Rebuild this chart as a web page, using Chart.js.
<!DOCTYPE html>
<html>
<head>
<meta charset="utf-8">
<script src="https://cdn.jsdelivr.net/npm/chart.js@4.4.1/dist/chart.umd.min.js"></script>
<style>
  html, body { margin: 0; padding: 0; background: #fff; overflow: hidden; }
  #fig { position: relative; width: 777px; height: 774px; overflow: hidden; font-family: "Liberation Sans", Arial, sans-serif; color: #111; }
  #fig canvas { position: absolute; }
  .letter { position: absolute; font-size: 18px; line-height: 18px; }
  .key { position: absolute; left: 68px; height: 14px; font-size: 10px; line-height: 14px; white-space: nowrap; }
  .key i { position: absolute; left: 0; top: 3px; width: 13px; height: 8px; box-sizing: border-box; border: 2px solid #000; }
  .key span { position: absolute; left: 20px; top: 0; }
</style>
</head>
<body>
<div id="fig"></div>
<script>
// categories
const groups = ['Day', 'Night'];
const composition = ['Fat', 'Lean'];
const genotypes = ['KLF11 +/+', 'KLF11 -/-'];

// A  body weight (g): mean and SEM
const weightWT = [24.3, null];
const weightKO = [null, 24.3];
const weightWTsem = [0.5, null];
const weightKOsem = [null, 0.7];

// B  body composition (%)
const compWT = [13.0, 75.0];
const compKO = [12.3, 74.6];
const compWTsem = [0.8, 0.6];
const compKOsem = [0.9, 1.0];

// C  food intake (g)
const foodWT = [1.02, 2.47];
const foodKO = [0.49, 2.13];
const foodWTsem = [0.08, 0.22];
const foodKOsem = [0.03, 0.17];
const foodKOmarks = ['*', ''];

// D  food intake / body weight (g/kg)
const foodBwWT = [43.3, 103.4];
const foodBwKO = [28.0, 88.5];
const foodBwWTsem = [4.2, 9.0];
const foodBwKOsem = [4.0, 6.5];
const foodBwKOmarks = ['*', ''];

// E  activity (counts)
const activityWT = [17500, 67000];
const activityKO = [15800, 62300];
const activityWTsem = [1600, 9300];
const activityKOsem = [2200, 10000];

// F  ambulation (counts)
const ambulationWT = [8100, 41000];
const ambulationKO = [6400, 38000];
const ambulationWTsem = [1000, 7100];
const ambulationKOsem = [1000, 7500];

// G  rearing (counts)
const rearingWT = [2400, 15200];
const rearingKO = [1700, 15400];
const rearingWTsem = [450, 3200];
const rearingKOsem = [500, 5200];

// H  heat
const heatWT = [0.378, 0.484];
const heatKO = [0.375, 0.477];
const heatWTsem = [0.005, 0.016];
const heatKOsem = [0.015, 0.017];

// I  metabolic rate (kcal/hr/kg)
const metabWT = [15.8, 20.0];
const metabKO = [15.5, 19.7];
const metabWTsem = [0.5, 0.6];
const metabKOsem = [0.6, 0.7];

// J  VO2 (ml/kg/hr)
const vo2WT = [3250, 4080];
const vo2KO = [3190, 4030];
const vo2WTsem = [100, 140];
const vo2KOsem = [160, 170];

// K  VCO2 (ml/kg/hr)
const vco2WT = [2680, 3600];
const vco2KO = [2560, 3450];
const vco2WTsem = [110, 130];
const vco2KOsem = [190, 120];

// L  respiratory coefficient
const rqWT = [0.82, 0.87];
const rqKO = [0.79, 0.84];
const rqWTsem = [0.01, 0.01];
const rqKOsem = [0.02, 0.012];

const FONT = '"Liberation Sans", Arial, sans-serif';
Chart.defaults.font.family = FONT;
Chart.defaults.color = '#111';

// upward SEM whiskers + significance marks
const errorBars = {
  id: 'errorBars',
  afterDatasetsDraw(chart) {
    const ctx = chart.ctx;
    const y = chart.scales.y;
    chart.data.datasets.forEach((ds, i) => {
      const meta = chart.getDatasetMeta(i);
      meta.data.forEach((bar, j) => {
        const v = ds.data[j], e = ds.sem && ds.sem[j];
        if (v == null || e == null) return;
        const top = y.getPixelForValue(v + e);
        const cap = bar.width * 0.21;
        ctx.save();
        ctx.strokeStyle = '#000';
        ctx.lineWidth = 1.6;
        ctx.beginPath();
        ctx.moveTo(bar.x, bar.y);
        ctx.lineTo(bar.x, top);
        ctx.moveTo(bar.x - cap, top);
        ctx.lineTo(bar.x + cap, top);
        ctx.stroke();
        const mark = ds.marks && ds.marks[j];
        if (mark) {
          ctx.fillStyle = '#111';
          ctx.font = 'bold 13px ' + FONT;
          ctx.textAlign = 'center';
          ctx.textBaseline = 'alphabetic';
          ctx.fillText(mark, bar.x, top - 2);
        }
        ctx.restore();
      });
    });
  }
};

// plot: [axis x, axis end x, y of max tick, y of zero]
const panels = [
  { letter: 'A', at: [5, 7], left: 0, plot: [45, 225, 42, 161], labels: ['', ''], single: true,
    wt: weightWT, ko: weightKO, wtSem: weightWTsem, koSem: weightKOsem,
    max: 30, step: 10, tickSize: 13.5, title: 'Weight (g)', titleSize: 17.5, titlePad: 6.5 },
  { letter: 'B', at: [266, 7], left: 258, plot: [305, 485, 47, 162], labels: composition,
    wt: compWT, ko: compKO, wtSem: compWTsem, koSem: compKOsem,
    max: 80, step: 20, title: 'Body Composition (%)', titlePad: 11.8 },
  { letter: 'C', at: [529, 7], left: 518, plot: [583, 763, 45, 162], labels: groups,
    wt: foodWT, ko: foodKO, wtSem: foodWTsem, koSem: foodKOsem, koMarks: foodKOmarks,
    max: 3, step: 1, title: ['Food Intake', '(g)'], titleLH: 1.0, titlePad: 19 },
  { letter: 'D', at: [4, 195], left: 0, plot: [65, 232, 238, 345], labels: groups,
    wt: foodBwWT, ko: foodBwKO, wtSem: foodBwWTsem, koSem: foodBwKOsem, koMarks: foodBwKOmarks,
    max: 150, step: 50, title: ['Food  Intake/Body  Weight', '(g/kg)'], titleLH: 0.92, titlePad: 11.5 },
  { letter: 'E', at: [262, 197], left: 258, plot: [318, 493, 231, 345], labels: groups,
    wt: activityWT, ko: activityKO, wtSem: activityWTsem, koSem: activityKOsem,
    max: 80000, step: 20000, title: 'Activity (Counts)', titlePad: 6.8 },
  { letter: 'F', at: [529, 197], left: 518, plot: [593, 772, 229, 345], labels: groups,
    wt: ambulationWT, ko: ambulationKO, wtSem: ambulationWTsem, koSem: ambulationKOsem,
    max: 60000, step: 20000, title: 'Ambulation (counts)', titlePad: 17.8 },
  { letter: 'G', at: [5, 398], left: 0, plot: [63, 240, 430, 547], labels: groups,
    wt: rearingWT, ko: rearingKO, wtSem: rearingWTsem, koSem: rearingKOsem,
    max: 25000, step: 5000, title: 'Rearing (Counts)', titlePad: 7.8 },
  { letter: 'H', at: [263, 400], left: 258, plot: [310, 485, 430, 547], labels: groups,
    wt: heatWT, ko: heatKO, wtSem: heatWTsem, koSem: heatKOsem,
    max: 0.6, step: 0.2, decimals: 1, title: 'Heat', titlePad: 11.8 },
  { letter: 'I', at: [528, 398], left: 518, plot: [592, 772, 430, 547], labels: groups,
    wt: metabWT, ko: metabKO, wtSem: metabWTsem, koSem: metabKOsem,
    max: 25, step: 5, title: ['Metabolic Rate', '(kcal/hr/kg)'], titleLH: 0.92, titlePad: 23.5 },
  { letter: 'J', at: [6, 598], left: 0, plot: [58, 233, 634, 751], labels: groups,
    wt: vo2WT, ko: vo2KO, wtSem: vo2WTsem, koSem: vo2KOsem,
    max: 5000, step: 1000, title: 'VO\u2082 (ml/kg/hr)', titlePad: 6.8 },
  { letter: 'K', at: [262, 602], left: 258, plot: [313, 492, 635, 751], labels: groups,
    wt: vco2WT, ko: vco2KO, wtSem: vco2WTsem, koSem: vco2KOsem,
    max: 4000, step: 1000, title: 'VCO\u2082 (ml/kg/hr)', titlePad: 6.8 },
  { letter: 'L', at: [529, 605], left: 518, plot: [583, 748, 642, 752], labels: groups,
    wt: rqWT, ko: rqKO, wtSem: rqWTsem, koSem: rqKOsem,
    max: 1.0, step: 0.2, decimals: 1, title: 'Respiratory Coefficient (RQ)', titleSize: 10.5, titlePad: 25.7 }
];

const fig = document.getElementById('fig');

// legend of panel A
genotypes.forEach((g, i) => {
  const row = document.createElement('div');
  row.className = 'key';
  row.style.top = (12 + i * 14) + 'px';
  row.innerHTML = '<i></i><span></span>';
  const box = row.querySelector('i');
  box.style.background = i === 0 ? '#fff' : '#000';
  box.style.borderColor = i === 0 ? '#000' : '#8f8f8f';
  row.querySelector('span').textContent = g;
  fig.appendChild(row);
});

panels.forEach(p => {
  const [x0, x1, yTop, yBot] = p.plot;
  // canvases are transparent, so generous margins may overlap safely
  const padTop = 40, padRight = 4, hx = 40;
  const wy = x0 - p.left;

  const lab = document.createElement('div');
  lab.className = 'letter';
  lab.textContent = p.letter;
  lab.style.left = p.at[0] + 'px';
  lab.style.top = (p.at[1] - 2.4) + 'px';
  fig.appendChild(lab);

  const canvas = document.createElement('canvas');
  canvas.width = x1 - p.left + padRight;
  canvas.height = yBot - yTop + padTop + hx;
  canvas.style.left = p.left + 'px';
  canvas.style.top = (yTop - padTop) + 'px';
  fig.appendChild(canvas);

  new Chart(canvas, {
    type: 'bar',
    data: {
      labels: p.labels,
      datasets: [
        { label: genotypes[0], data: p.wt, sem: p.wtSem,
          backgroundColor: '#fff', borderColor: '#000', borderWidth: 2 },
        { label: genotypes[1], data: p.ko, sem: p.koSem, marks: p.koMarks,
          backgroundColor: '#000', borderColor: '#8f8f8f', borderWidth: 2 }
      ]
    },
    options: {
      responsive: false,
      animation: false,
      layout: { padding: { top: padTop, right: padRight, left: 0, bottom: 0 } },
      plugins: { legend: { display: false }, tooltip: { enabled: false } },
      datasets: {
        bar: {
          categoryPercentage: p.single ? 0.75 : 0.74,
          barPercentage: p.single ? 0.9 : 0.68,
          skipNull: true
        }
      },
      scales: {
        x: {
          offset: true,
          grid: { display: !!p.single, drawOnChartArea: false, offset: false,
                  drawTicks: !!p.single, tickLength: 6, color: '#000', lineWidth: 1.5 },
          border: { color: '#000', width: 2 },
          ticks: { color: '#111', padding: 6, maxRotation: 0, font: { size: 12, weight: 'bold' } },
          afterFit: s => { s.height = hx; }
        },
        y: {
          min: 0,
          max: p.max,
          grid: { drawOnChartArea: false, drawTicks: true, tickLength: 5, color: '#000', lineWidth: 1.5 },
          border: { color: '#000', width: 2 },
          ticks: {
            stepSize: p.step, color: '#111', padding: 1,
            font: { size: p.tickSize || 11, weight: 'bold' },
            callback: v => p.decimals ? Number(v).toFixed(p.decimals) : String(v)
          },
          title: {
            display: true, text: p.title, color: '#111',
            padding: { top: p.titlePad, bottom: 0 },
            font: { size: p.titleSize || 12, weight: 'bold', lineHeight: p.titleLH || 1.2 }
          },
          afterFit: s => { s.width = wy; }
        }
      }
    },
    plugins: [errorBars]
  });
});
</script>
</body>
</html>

--

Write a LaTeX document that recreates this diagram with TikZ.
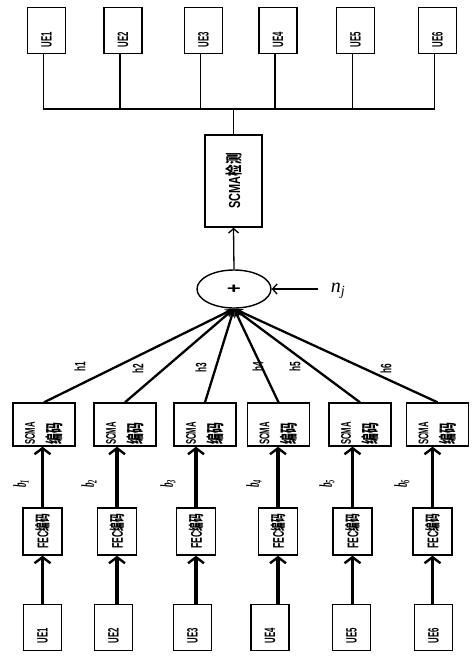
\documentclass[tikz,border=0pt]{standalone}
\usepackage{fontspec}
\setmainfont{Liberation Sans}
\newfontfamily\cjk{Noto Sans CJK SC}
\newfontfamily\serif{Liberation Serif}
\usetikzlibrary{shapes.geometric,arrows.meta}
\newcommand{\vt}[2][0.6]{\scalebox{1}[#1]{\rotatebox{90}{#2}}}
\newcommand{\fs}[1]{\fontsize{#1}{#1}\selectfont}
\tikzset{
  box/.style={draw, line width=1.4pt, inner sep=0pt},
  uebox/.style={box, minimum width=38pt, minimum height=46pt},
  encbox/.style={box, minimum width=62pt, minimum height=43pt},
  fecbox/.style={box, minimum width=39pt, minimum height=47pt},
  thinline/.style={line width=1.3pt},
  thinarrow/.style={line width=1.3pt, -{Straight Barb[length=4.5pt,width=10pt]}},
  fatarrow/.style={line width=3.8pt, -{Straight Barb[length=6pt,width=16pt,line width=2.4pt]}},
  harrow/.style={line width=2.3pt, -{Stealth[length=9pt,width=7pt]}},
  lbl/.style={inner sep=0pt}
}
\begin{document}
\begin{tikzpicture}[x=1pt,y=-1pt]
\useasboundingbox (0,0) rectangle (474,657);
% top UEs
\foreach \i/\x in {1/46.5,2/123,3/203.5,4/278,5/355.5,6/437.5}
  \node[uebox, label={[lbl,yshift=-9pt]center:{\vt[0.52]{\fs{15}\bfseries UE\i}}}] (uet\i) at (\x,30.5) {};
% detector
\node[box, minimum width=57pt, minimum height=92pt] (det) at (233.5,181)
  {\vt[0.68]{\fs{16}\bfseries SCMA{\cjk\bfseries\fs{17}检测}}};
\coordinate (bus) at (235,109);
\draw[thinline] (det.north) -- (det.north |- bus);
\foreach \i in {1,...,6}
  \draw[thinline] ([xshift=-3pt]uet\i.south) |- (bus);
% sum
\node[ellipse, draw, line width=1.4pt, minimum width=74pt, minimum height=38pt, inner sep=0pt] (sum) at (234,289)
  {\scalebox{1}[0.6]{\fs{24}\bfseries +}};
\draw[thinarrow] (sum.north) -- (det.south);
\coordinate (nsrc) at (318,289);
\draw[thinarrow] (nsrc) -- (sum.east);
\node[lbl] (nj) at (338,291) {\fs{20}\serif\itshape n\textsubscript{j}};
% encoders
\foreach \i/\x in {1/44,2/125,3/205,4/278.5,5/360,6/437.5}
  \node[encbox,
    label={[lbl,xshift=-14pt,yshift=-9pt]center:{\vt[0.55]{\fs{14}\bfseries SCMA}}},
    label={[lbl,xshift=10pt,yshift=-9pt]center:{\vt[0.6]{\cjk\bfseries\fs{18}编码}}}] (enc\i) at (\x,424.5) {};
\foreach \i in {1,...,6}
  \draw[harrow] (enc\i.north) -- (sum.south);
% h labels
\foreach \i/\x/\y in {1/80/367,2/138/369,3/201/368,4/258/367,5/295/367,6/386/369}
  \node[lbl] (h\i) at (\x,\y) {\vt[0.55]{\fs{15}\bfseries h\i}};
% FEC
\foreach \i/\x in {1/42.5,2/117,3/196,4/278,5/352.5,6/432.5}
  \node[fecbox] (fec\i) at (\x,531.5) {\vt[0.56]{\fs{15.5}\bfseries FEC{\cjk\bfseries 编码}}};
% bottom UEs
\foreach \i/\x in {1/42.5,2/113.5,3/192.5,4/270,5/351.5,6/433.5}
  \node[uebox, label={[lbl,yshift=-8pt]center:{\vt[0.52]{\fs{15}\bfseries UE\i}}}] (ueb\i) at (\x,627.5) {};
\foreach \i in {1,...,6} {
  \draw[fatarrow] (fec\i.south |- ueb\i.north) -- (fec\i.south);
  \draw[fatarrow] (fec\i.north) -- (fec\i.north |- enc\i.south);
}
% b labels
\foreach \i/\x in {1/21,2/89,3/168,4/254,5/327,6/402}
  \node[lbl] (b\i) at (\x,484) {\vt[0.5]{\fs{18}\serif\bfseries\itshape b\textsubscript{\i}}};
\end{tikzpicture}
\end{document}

◆ **WHAT THIS TASK INVOLVES**: Return exactly the lines above from the line that has "Rebuild this chart" through the line that has "const weightKOsem = [null, 0.7];", inclusive, and nothing else.

◆ **FULL SOLUTION**:
Rebuild this chart as a web page, using Chart.js.
<!DOCTYPE html>
<html>
<head>
<meta charset="utf-8">
<script src="https://cdn.jsdelivr.net/npm/chart.js@4.4.1/dist/chart.umd.min.js"></script>
<style>
  html, body { margin: 0; padding: 0; background: #fff; overflow: hidden; }
  #fig { position: relative; width: 777px; height: 774px; overflow: hidden; font-family: "Liberation Sans", Arial, sans-serif; color: #111; }
  #fig canvas { position: absolute; }
  .letter { position: absolute; font-size: 18px; line-height: 18px; }
  .key { position: absolute; left: 68px; height: 14px; font-size: 10px; line-height: 14px; white-space: nowrap; }
  .key i { position: absolute; left: 0; top: 3px; width: 13px; height: 8px; box-sizing: border-box; border: 2px solid #000; }
  .key span { position: absolute; left: 20px; top: 0; }
</style>
</head>
<body>
<div id="fig"></div>
<script>
// categories
const groups = ['Day', 'Night'];
const composition = ['Fat', 'Lean'];
const genotypes = ['KLF11 +/+', 'KLF11 -/-'];

// A  body weight (g): mean and SEM
const weightWT = [24.3, null];
const weightKO = [null, 24.3];
const weightWTsem = [0.5, null];
const weightKOsem = [null, 0.7];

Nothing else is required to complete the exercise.